●15日はふたたびすみだトリフォニーホールへ。今回の「ブリュッヘン・プロジェクト」最終日で、新日本フィルが登場。曲はシューベルトの交響曲第5番と第8番(第9番)「ザ・グレイト」。
●シューベルトの5番は弦楽器をぐっと刈り込んだ小編成。今回、18世紀オーケストラとの共演で聴いてきたのとはまったく違う音が響く(そりゃそうなんだが)。第1日のベートーヴェンでブリュッヘンはかつての18世紀オケとの共演で聴かせてくれた輝かしい音をまた取り戻していた。でもこの日のシューベルトは昨年までずっと新日フィルと共演してきたシリーズに回帰、静謐で彩度を落としたセピア調の響き。去年の続きみたいに。第2楽章でしみじみ。
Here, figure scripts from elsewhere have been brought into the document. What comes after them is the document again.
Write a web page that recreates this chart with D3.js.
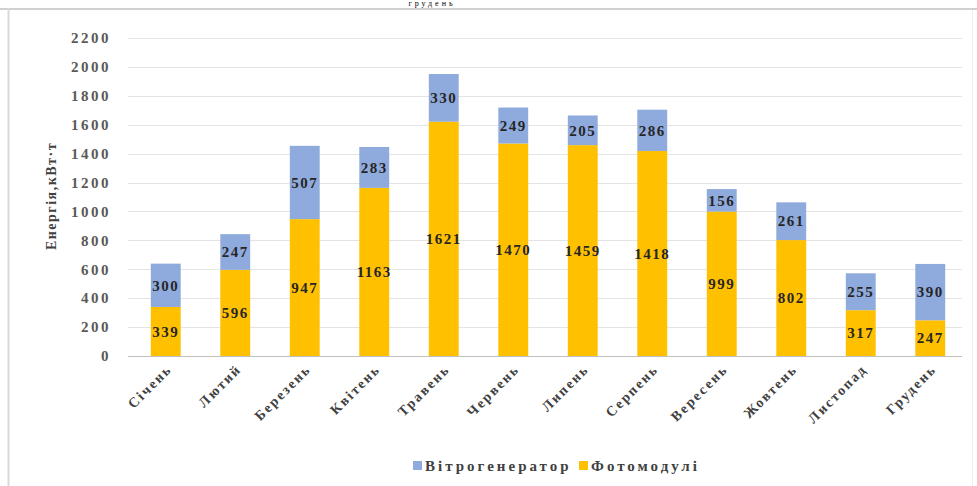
<!DOCTYPE html>
<html><head><meta charset="utf-8">
<script src="https://cdn.jsdelivr.net/npm/d3@7"></script>
<style>body{margin:0;background:#fff}svg{display:block}</style>
</head><body>
<svg id="c" width="977" height="486"></svg>
<script>
const categories = ["Січень","Лютий","Березень","Квітень","Травень","Червень","Липень","Серпень","Вересень","Жовтень","Листопад","Грудень"];
const solar = [339,596,947,1163,1621,1470,1459,1418,999,802,317,247];
const wind  = [300,247,507,283,330,249,205,286,156,261,255,390];
const yTicks = [0,200,400,600,800,1000,1200,1400,1600,1800,2000,2200];
const seriesNames = ["Вітрогенератор","Фотомодулі"];
const colors = {wind:"#8FAADC", solar:"#FFC000"};

const svg = d3.select("#c");
const serif = "'Liberation Serif','Times New Roman',serif";

// frame
svg.append("line").attr("x1",0).attr("x2",977).attr("y1",9).attr("y2",9).attr("stroke","#d0d0d0").attr("stroke-width",2);
svg.append("line").attr("x1",8.5).attr("x2",8.5).attr("y1",8).attr("y2",486).attr("stroke","#d9d9d9").attr("stroke-width",2);
svg.append("line").attr("x1",972.5).attr("x2",972.5).attr("y1",10).attr("y2",486).attr("stroke","#eeeeee").attr("stroke-width",1);

// caption fragment above the frame
svg.append("text").attr("x",432).attr("y",6).attr("text-anchor","middle")
  .attr("font-family",serif).attr("font-size",8).attr("letter-spacing",3).attr("fill","#000").text("грудень");

const x = d3.scaleBand().domain(categories).range([131,965]).paddingInner(0.57).paddingOuter(0.285);
const y = d3.scaleLinear().domain([0,2200]).range([356,38]);

// gridlines
svg.append("g").selectAll("line").data(yTicks).join("line")
  .attr("x1",128).attr("x2",962).attr("y1",d=>Math.round(y(d))+0.5).attr("y2",d=>Math.round(y(d))+0.5)
  .attr("stroke",d=>d===0?"#bfbfbf":"#e4e4e4").attr("stroke-width",1);

// y axis
const yAxis = d3.axisLeft(y).tickValues(yTicks).tickSize(0).tickPadding(0).tickFormat(d3.format("d"));
const gy = svg.append("g").attr("transform","translate(111,0)").call(yAxis);
gy.select(".domain").remove();
gy.selectAll("text").attr("font-family",serif).attr("font-size",15).attr("letter-spacing",2.5).attr("font-weight","bold").attr("fill","#595959");

svg.append("text").attr("transform","translate(56,196) rotate(-90)").attr("text-anchor","middle")
  .attr("font-family",serif).attr("font-size",14).attr("letter-spacing",1.5).attr("font-weight","bold").attr("fill","#404040").text("Енергія,кВт·т");

// bars
const g = svg.append("g");
const bw = x.bandwidth();
categories.forEach((c,i)=>{
  const x0 = x(c);
  g.append("rect").attr("x",x0).attr("width",bw).attr("y",y(solar[i])).attr("height",y(0)-y(solar[i])).attr("fill",colors.solar);
  g.append("rect").attr("x",x0).attr("width",bw).attr("y",y(solar[i]+wind[i])).attr("height",y(solar[i])-y(solar[i]+wind[i])).attr("fill",colors.wind);
  g.append("text").attr("x",x0+bw/2).attr("y",(y(0)+y(solar[i]))/2).attr("dy","0.35em").attr("text-anchor","middle")
    .attr("font-family",serif).attr("font-size",15).attr("letter-spacing",1.5).attr("font-weight","bold").attr("fill","#262626").text(solar[i]);
  g.append("text").attr("x",x0+bw/2).attr("y",(y(solar[i])+y(solar[i]+wind[i]))/2).attr("dy","0.35em").attr("text-anchor","middle")
    .attr("font-family",serif).attr("font-size",15).attr("letter-spacing",1.5).attr("font-weight","bold").attr("fill","#262626").text(wind[i]);
});

// x axis labels
const xAxis = d3.axisBottom(x).tickSize(0).tickPadding(0);
const gx = svg.append("g").attr("transform","translate(0,356)").call(xAxis);
gx.select(".domain").remove();
gx.selectAll("text").attr("text-anchor","end").attr("dy",0).attr("y",0)
  .attr("transform","translate(7,14) rotate(-45)")
  .attr("font-family",serif).attr("font-size",14).attr("letter-spacing",2).attr("font-weight","bold").attr("fill","#404040");

// legend
const legend = svg.append("g").attr("transform","translate(413,466)");
const items = [{n:seriesNames[0],c:colors.wind,x:0},{n:seriesNames[1],c:colors.solar,x:166}];
items.forEach(it=>{
  legend.append("rect").attr("x",it.x).attr("y",-5).attr("width",9).attr("height",9).attr("fill",it.c);
  legend.append("text").attr("x",it.x+12).attr("y",0).attr("dy","0.35em")
    .attr("font-family",serif).attr("font-size",15).attr("letter-spacing",3).attr("font-weight","bold").attr("fill","#404040").text(it.n);
});
</script>
</body></html>
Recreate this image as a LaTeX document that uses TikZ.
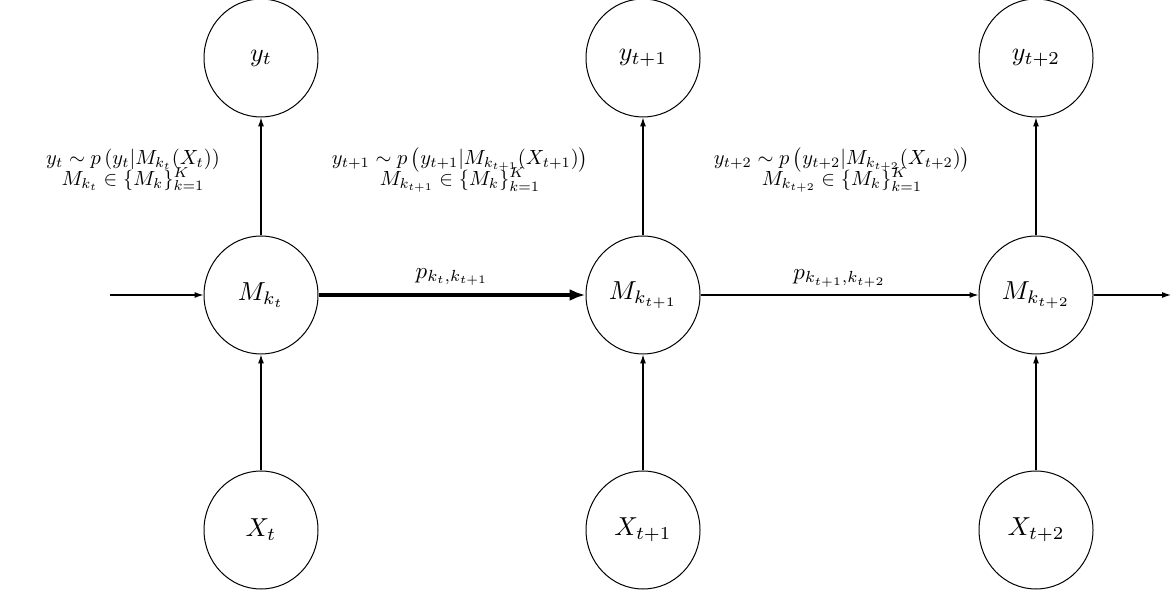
\documentclass[tikz,border=0pt]{standalone}
\usepackage{graphicx}
\usetikzlibrary{arrows.meta,shapes.geometric}
\begin{document}
\begin{tikzpicture}[x=1pt,y=1pt,
  st/.style={draw,line width=1pt,ellipse,minimum width=114pt,minimum height=118pt,inner sep=0pt},
  ar/.style={-{Latex[length=9pt,width=6pt]},line width=1.1pt}]
\path[use as bounding box] (0,0) rectangle (1172,589);
\newcommand{\bigt}[1]{\scalebox{2.6}{$#1$}}
\newcommand{\labt}[1]{\scalebox{2.05}{#1}}
\node[st] (y1) at (261,531) {\bigt{y_t}};
\node[st] (y2) at (643,531) {\bigt{y_{t+1}}};
\node[st] (y3) at (1036,531) {\bigt{y_{t+2}}};
\node[st] (m1) at (261,294) {\bigt{M_{k_t}}};
\node[st] (m2) at (643,294) {\bigt{M_{k_{t+1}}}};
\node[st] (m3) at (1036,294) {\bigt{M_{k_{t+2}}}};
\node[st] (x1) at (261,59) {\bigt{X_t}};
\node[st] (x2) at (643,59) {\bigt{X_{t+1}}};
\node[st] (x3) at (1036,59) {\bigt{X_{t+2}}};
\coordinate (in) at (110,294);
\coordinate (out) at (1171,294);
\draw[ar] (in) -- (m1);
\draw[-{Latex[length=16pt,width=12pt]},line width=3.5pt] (m1) -- (m2) node[midway,above=4pt]{\scalebox{2.3}{$p_{k_t,k_{t+1}}$}};
\draw[ar] (m2) -- (m3) node[midway,above=4pt]{\scalebox{2.3}{$p_{k_{t+1},k_{t+2}}$}};
\draw[ar] (m3) -- (out);
\foreach \i in {1,2,3}{\draw[ar] (x\i) -- (m\i); \draw[ar] (m\i) -- (y\i);}
\node (l1) at (133,419) {\labt{\begin{tabular}{@{}c@{}}$y_t\sim p\left(y_t|M_{k_t}(X_t)\right)$\\[-2pt]$M_{k_t}\in\{M_k\}_{k=1}^K$\end{tabular}}};
\node (l2) at (460,419) {\labt{\begin{tabular}{@{}c@{}}$y_{t+1}\sim p\left(y_{t+1}|M_{k_{t+1}}(X_{t+1})\right)$\\[-2pt]$M_{k_{t+1}}\in\{M_k\}_{k=1}^K$\end{tabular}}};
\node (l3) at (842,419) {\labt{\begin{tabular}{@{}c@{}}$y_{t+2}\sim p\left(y_{t+2}|M_{k_{t+2}}(X_{t+2})\right)$\\[-2pt]$M_{k_{t+2}}\in\{M_k\}_{k=1}^K$\end{tabular}}};
\end{tikzpicture}
\end{document}
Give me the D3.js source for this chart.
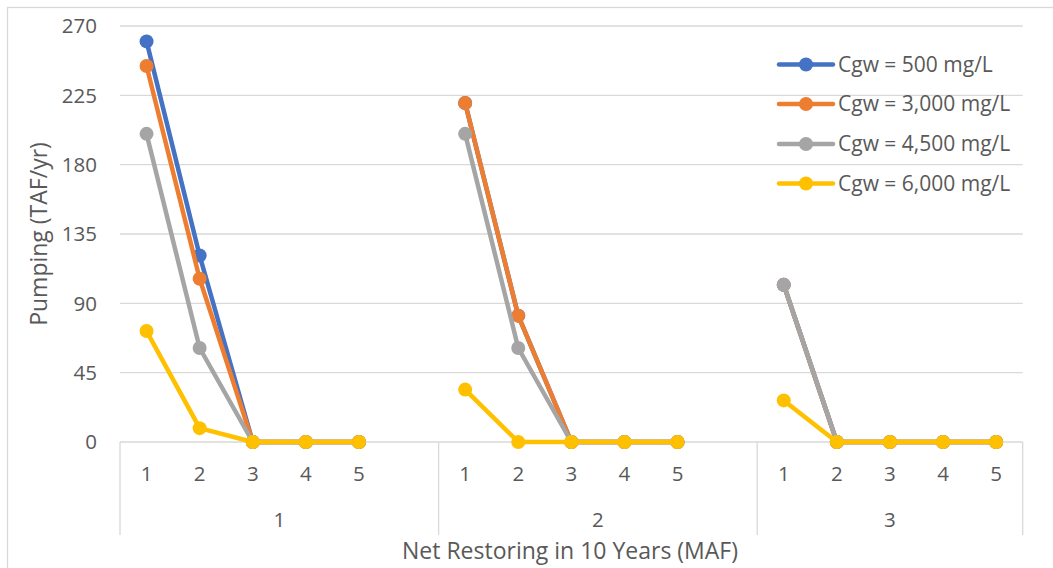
<!DOCTYPE html>
<html>
<head>
<meta charset="utf-8">
<script src="https://cdn.jsdelivr.net/npm/d3@7"></script>
<style>
  body { margin: 0; background: #fff; }
  text { font-family: "Open Sans", "Noto Sans", sans-serif; fill: #595959; }
</style>
</head>
<body>
<div id="chart"></div>
<script>
// Chart size
var width = 1053;
var height = 568;

// Category axis: outer groups and inner labels (groups 1 and 2 keep an empty slot at the end)
var groups = ["1", "2", "3"];
var innerLabels = ["1", "2", "3", "4", "5"];
var blankSlots = [1, 1, 0];

// Series names and values (TAF/yr), one row per group
var seriesNames = ["Cgw = 500 mg/L", "Cgw = 3,000 mg/L", "Cgw = 4,500 mg/L", "Cgw = 6,000 mg/L"];
var cgw500  = [[260, 121, 0, 0, 0], [220, 82, 0, 0, 0], [102, 0, 0, 0, 0]];
var cgw3000 = [[244, 106, 0, 0, 0], [220, 82, 0, 0, 0], [102, 0, 0, 0, 0]];
var cgw4500 = [[200, 61, 0, 0, 0], [200, 61, 0, 0, 0], [102, 0, 0, 0, 0]];
var cgw6000 = [[72, 9, 0, 0, 0], [34, 0, 0, 0, 0], [27, 0, 0, 0, 0]];
var yTicks = [0, 45, 90, 135, 180, 225, 270];

var seriesValues = [cgw500, cgw3000, cgw4500, cgw6000];
var colors = ["#4472C4", "#ED7D31", "#A5A5A5", "#FFC000"];

// plot area
var plotLeft = 120, plotRight = 1022.7, plotTop = 26, plotBottom = 442;

// build slot keys for the band scale
var slots = [];
groups.forEach(function(g, gi) {
  innerLabels.forEach(function(c) { slots.push(g + "|" + c); });
  for (var b = 0; b < blankSlots[gi]; b++) slots.push(g + "|_" + b);
});

var x = d3.scaleBand().domain(slots).range([plotLeft, plotRight]).padding(0);
var y = d3.scaleLinear().domain([0, 270]).range([plotBottom, plotTop]);

function cx(g, c) { return x(g + "|" + c) + x.bandwidth() / 2; }

var svg = d3.select("#chart")
  .append("svg")
  .attr("width", width)
  .attr("height", height);

// chart frame
svg.append("rect")
  .attr("x", 7.5).attr("y", 7.5)
  .attr("width", 1060).attr("height", 600)
  .attr("fill", "#fff")
  .attr("stroke", "#d9d9d9")
  .attr("stroke-width", 1.3);

// horizontal gridlines
svg.append("g")
  .selectAll("line")
  .data(yTicks)
  .enter()
  .append("line")
  .attr("x1", plotLeft).attr("x2", plotRight)
  .attr("y1", function(d) { return y(d); })
  .attr("y2", function(d) { return y(d); })
  .attr("stroke", "#d9d9d9")
  .attr("stroke-width", 1.3);

// y tick labels
svg.append("g")
  .selectAll("text")
  .data(yTicks)
  .enter()
  .append("text")
  .attr("x", 97)
  .attr("y", function(d) { return y(d); })
  .attr("dy", "0.35em")
  .attr("text-anchor", "end")
  .style("font-size", "20.5px")
  .text(function(d) { return d; });

// y axis title
svg.append("text")
  .attr("transform", "translate(39," + 234 + ") rotate(-90)")
  .attr("text-anchor", "middle")
  .attr("dy", "0.35em")
  .style("font-size", "23px")
  .text("Pumping (TAF/yr)");

// category separators (multi-level axis)
var groupEdges = [plotLeft];
groups.forEach(function(g) {
  var own = slots.filter(function(s) { return s.split("|")[0] === g; });
  groupEdges.push(x(own[own.length - 1]) + x.bandwidth());
});

svg.append("g")
  .selectAll("line")
  .data(groupEdges)
  .enter()
  .append("line")
  .attr("x1", function(d) { return d; })
  .attr("x2", function(d) { return d; })
  .attr("y1", plotBottom)
  .attr("y2", 535)
  .attr("stroke", "#d9d9d9")
  .attr("stroke-width", 1.3);

// inner category labels
groups.forEach(function(g) {
  svg.append("g")
    .selectAll("text")
    .data(innerLabels)
    .enter()
    .append("text")
    .attr("x", function(c) { return cx(g, c); })
    .attr("y", 474)
    .attr("dy", "0.35em")
    .attr("text-anchor", "middle")
    .style("font-size", "20.5px")
    .text(function(c) { return c; });
});

// group labels
svg.append("g")
  .selectAll("text")
  .data(groups)
  .enter()
  .append("text")
  .attr("x", function(g, i) { return (groupEdges[i] + groupEdges[i + 1]) / 2; })
  .attr("y", 520)
  .attr("dy", "0.35em")
  .attr("text-anchor", "middle")
  .style("font-size", "20.5px")
  .text(function(g) { return g; });

// x axis title
svg.append("text")
  .attr("x", 570)
  .attr("y", 551)
  .attr("dy", "0.35em")
  .attr("text-anchor", "middle")
  .style("font-size", "23px")
  .text("Net Restoring in 10 Years (MAF)");

// series: line per group, then markers
var line = d3.line()
  .x(function(d) { return d.x; })
  .y(function(d) { return d.y; });

seriesValues.forEach(function(vals, si) {
  var gS = svg.append("g");
  groups.forEach(function(g, gi) {
    var pts = vals[gi].map(function(v, ci) {
      return { x: cx(g, innerLabels[ci]), y: y(v) };
    });
    gS.append("path")
      .attr("d", line(pts))
      .attr("fill", "none")
      .attr("stroke", colors[si])
      .attr("stroke-width", 4.5)
      .attr("stroke-linejoin", "round")
      .attr("stroke-linecap", "round");
    gS.selectAll(null)
      .data(pts)
      .enter()
      .append("circle")
      .attr("cx", function(d) { return d.x; })
      .attr("cy", function(d) { return d.y; })
      .attr("r", 7)
      .attr("fill", colors[si]);
  });
});

// legend
var legendY = [64.5, 104, 144, 183.5];
var legend = svg.append("g");
seriesNames.forEach(function(name, i) {
  var row = legend.append("g").attr("transform", "translate(0," + legendY[i] + ")");
  row.append("line")
    .attr("x1", 779).attr("x2", 833)
    .attr("stroke", colors[i])
    .attr("stroke-width", 4.5)
    .attr("stroke-linecap", "round");
  row.append("circle")
    .attr("cx", 806).attr("r", 7)
    .attr("fill", colors[i]);
  row.append("text")
    .attr("x", 838)
    .attr("dy", "0.35em")
    .style("font-size", "21px")
    .text(name);
});
</script>
</body>
</html>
●後半「グレイト」は一転して大編成に。テンポは遅い。巨匠指揮者の晩年らしく巨大な音楽に。第4楽章のリピートもあったのでいったい何分かかったのか、はかっておけばよかったけど、永遠に終わらないような、そして終わってほしくないような天国的音楽になった。冒頭のホルンからして惜別の歌に聞こえるし、第2楽章は「エロイカ」ばりの葬送音楽のよう。寂寞とした思いにかられるが、後半はオケがライブならではの白熱を見せて、ブリュッヘンの掌から飛びたって壮絶なクライマックスを築きあげた。最後の一音はふんわりディミヌエンド。客席はほぼ総立ち、一般参賀に(もちろん車いすに乗って)。
●ステージの近くまでやってきてお客さんが拍手を送る様子はすっかり老巨匠最後の来日公演風。あのブリュッヘンがカール・ベームみたいに拍手を贈られている。伝説かも。伝説にすべき。伝説だ。